=== WHAT TO DO ===
Leave out all pictures and give back precisely the lines from the line with "Convert this chart to matplotlib code." to the line with "18000, 32000, 52000, 83000, 126000]", including those two lines.

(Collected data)
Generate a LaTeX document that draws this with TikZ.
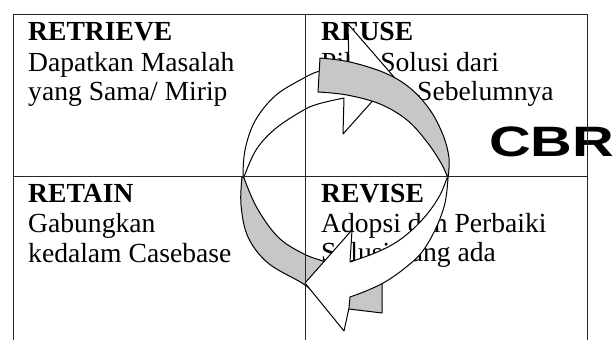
\documentclass[tikz,border=0pt]{standalone}
\usepackage{graphicx}
\usepackage{pdfrender}
\usepackage{fontspec}
\setmainfont{Liberation Serif}
\newfontfamily\cbrfont{Liberation Sans}
\begin{document}
\begin{tikzpicture}[x=1pt,y=-1pt,
  lbl/.style={anchor=base west, inner sep=0pt, font=\fontsize{27.6}{30}\selectfont},
  hd/.style={anchor=base west, inner sep=0pt, font=\fontsize{27.6}{30}\selectfont\bfseries},
  grid/.style={draw=black!85, line width=0.9pt},
  ribbon/.style={draw=black, line width=1pt, line join=round},
  back/.style={ribbon, fill=black!22},
  front/.style={ribbon, fill=white},
  sm/.style={smooth, tension=0.6}]
\useasboundingbox (0,0) rectangle (615,340);
% texts
\node[hd]  (t1)  at (28,40)  {RETRIEVE};
\node[lbl] (t1a) at (28,71)  {Dapatkan Masalah};
\node[lbl] (t1b) at (28,100) {yang Sama/ Mirip};
\node[hd]  (t2)  at (321,40)  {REUSE};
\node[lbl] (t2a) at (321,71)  {Pilih Solusi dari};
\node[lbl] (t2b) at (417,100) {Sebelumnya};
\node[hd]  (t3)  at (28,202) {RETAIN};
\node[lbl] (t3a) at (28,232) {Gabungkan};
\node[lbl] (t3b) at (28,262) {kedalam Casebase};
\node[hd]  (t4)  at (321,202) {REVISE};
\node[lbl] (t4a) at (321,232) {Adopsi dan Perbaiki};
\node[lbl] (t4b) at (321,261) {Solusi yang ada};
\node[anchor=base west, inner sep=0pt] (cbr) at (489,156.5)
  {\scalebox{1.36}[1]{\cbrfont\bfseries\fontsize{42.5}{45}\selectfont
   \textpdfrender{TextRenderingMode=2,LineWidth=2.4,LineJoin=1}{CBR}}};
% arrow 1 back face (lower left, grey) with tail block
\path[back] plot[sm] coordinates {(242,177) (241,205) (248,237) (268,263) (302,283) (320,296) (349,309)}
  -- (382,313) -- (382,275)
  -- plot[sm] coordinates {(382,275) (350,268) (323,261) (302,253) (278,237) (257,208) (244,178)} -- cycle;
% arrow 1 front face (upper left, white) with head
\path[front] plot[sm] coordinates {(243,177) (245,150) (255,121) (275,96) (302,79) (320,71) (349,66)}
  -- (348,24) -- (394,77) -- (343,134) -- (344,98)
  -- plot[sm] coordinates {(344,98) (318,104) (302,111) (275,129) (256,150) (244,177)} -- cycle;
% arrow 2 back face (upper right, grey)
\path[back] plot[sm] coordinates {(320,58) (350,62) (385,73) (410,88) (430,110) (443,135) (449,158) (448,178)}
  -- plot[sm] coordinates {(448,178) (441,163) (427,142) (407,120) (380,104) (347,95) (318,92)} -- cycle;
% arrow 2 front face (lower right, white) with head
\path[front] plot[sm] coordinates {(448,178) (445,203) (436,228) (422,252) (405,268) (385,282) (366,291) (350,297)}
  -- (349,308) -- (344,331) -- (305,283) -- (352,230) -- (350,262)
  -- plot[sm] coordinates {(350,262) (375,253) (395,243) (412,230) (428,213) (440,195) (447,178)} -- cycle;
% table lines
\coordinate (bl) at (13,340);
\coordinate (tl) at (13,14);
\coordinate (tr) at (587,14);
\coordinate (br) at (587,340);
\coordinate (mt) at (305,14);
\coordinate (mb) at (305,340);
\coordinate (ml) at (13,176);
\coordinate (mr) at (587,176);
\draw[grid] (bl) -- (tl) -- (tr) -- (br);
\draw[grid] (mt) -- (mb);
\draw[grid] (ml) -- (mr);
\end{tikzpicture}
\end{document}
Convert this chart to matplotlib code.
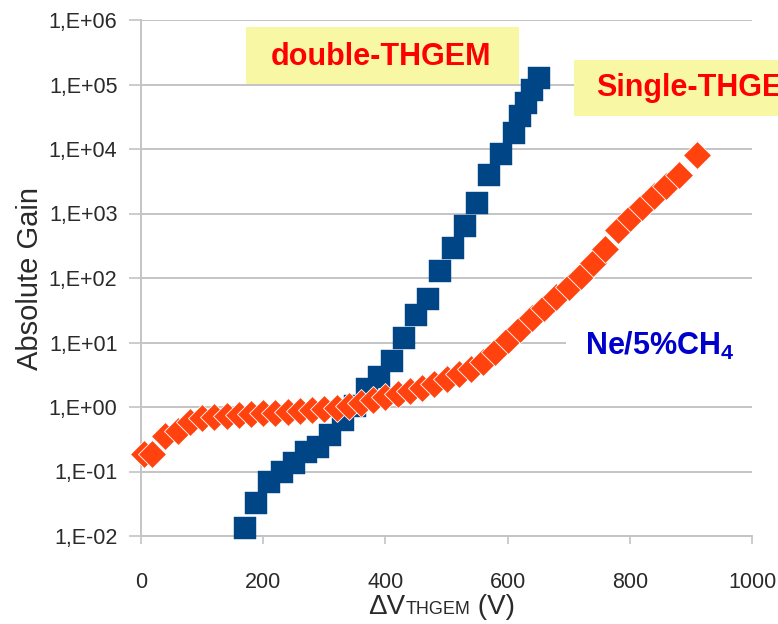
import numpy as np
import matplotlib
matplotlib.use("Agg")
import matplotlib.pyplot as plt
from matplotlib.ticker import FixedLocator, FuncFormatter, NullLocator
from matplotlib.patches import Rectangle
from matplotlib.offsetbox import TextArea, HPacker, AnchoredOffsetbox

plt.rcParams['font.family'] = ['Liberation Sans', 'DejaVu Sans']
plt.rcParams['mathtext.fontset'] = 'custom'
plt.rcParams['mathtext.rm'] = 'Liberation Sans'
plt.rcParams['mathtext.bf'] = 'Liberation Sans:bold'

# ---- data ----
double_v = [170, 189, 210, 230, 250, 270, 290, 310, 330, 350, 370, 390, 410,
            430, 450, 470, 490, 510, 530, 550, 570, 590, 610, 620, 630, 640, 652]
double_gain = [0.0135, 0.033, 0.068, 0.10, 0.136, 0.20, 0.24, 0.37, 0.63, 1.03,
               1.9, 2.9, 5.2, 11.6, 26.7, 48, 130, 297, 630, 1480, 4000, 8500,
               18000, 32000, 52000, 83000, 126000]

single_v = [5, 18, 40, 60, 80, 100, 120, 140, 160, 180, 200, 220, 240, 260, 280,
            300, 320, 340, 360, 380, 400, 420, 440, 460, 480, 500, 520, 540, 560,
            580, 600, 620, 640, 660, 680, 700, 720, 740, 760, 780, 800, 820, 840,
            860, 880, 910]
single_gain = [0.19, 0.19, 0.35, 0.42, 0.58, 0.68, 0.70, 0.72, 0.74, 0.77, 0.80,
               0.82, 0.84, 0.86, 0.89, 0.93, 0.98, 1.05, 1.15, 1.27, 1.42, 1.58,
               1.75, 2.0, 2.3, 2.7, 3.2, 3.9, 5.0, 7.2, 11, 16, 24, 34, 50, 73,
               108, 170, 280, 550, 850, 1250, 1900, 2700, 4000, 8000]

x_ticks = [0, 200, 400, 600, 800, 1000]
y_exponents = [-2, -1, 0, 1, 2, 3, 4, 5, 6]

# ---- figure ----
W, H = 778, 624
fig = plt.figure(figsize=(W / 100, H / 100), dpi=100)
L, R, T, B = 141, 752, 20, 536
ax = fig.add_axes([L / W, 1 - B / H, (R - L) / W, (B - T) / H])

grey = '#c4c4c4'
ax.set_yscale('log')
ax.set_xlim(0, 1000)
ax.set_ylim(1e-2, 1e6)
ax.yaxis.set_major_locator(FixedLocator([10.0 ** e for e in y_exponents]))
ax.yaxis.set_minor_locator(NullLocator())
ax.yaxis.set_major_formatter(FuncFormatter(
    lambda v, p: "1,E{:+03d}".format(int(round(np.log10(v))))))
ax.xaxis.set_major_locator(FixedLocator(x_ticks))

ax.grid(axis='y', color=grey, lw=1.4)
ax.set_axisbelow(True)
for s in ['top', 'right']:
    ax.spines[s].set_visible(False)
for s in ['left', 'bottom']:
    ax.spines[s].set_color(grey)
    ax.spines[s].set_linewidth(1.4)

ax.tick_params(axis='y', direction='out', length=9, width=1.2, color=grey,
               labelsize=15.5, labelcolor='#2a2a2a', pad=8)
ax.tick_params(axis='x', direction='out', length=6, width=1.2, color=grey,
               labelsize=15.5, labelcolor='#2a2a2a', pad=20)

ax.set_ylabel('Absolute Gain', fontsize=21, color='#2a2a2a', labelpad=3)

ax.plot(double_v, double_gain, ls='none', marker='s', ms=15.5,
        color='#004586', mec='#004586', mew=0.3, zorder=3, clip_on=False)
ax.plot(single_v, single_gain, ls='none', marker='D', ms=14.5,
        color='#ff420e', mec='white', mew=0.6, zorder=4, clip_on=False)

# x label with smaller "THGEM"
parts = [TextArea('\u0394V', textprops=dict(size=20, color='#2a2a2a')),
         TextArea('THGEM', textprops=dict(size=13, color='#2a2a2a')),
         TextArea(' (V)', textprops=dict(size=20, color='#2a2a2a'))]
box = HPacker(children=parts, align='baseline', pad=0, sep=0)
anch = AnchoredOffsetbox(loc='center', child=box, frameon=False,
                         bbox_to_anchor=(442 / W, 1 - 607 / H),
                         bbox_transform=fig.transFigure, borderpad=0, pad=0)
fig.add_artist(anch)

# label boxes
def fbox(x0, y0, x1, y1, color):
    fig.add_artist(Rectangle((x0 / W, 1 - y1 / H), (x1 - x0) / W, (y1 - y0) / H,
                             transform=fig.transFigure, facecolor=color,
                             edgecolor='none', zorder=5))

yellow = '#f8f8a4'
fbox(246, 27, 519, 84, yellow)
fig.text(381 / W, 1 - 57 / H, 'double-THGEM', color='#ff0000', fontsize=22,
         fontweight='bold', ha='center', va='center', zorder=6)
fbox(574, 60, 790, 116, yellow)
fig.text(596 / W, 1 - 88 / H, 'Single-THGEM', color='#ff0000', fontsize=22,
         fontweight='bold', ha='left', va='center', zorder=6)
fbox(566, 322, 770, 370, 'white')
fig.text(585 / W, 1 - 346 / H, r'Ne/5%CH$_\mathbf{4}$', color='#0000cc',
         fontsize=22, fontweight='bold', ha='left', va='center', zorder=6)

fig.savefig('out.png', dpi=100)
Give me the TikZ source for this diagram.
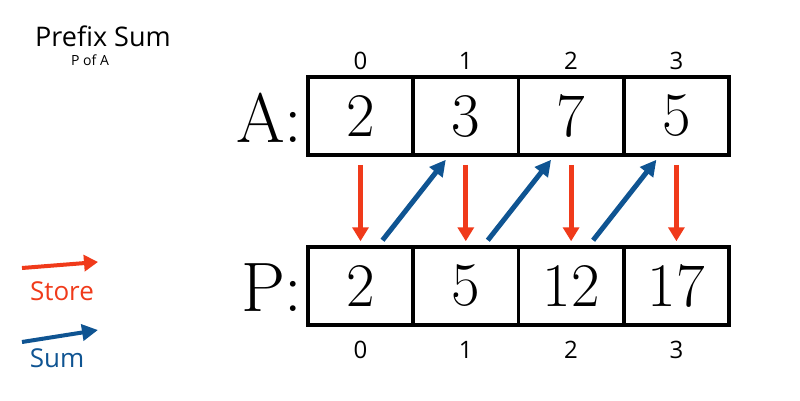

=== EXERCISE OUTPUT ===
Convert this chart to matplotlib code.
import numpy as np
import matplotlib
matplotlib.use("Agg")
import matplotlib.pyplot as plt
from matplotlib.ticker import FixedLocator, FuncFormatter, NullLocator
from matplotlib.patches import Rectangle
from matplotlib.offsetbox import TextArea, HPacker, AnchoredOffsetbox

plt.rcParams['font.family'] = ['Liberation Sans', 'DejaVu Sans']
plt.rcParams['mathtext.fontset'] = 'custom'
plt.rcParams['mathtext.rm'] = 'Liberation Sans'
plt.rcParams['mathtext.bf'] = 'Liberation Sans:bold'

# ---- data ----
double_v = [170, 189, 210, 230, 250, 270, 290, 310, 330, 350, 370, 390, 410,
            430, 450, 470, 490, 510, 530, 550, 570, 590, 610, 620, 630, 640, 652]
double_gain = [0.0135, 0.033, 0.068, 0.10, 0.136, 0.20, 0.24, 0.37, 0.63, 1.03,
               1.9, 2.9, 5.2, 11.6, 26.7, 48, 130, 297, 630, 1480, 4000, 8500,
               18000, 32000, 52000, 83000, 126000]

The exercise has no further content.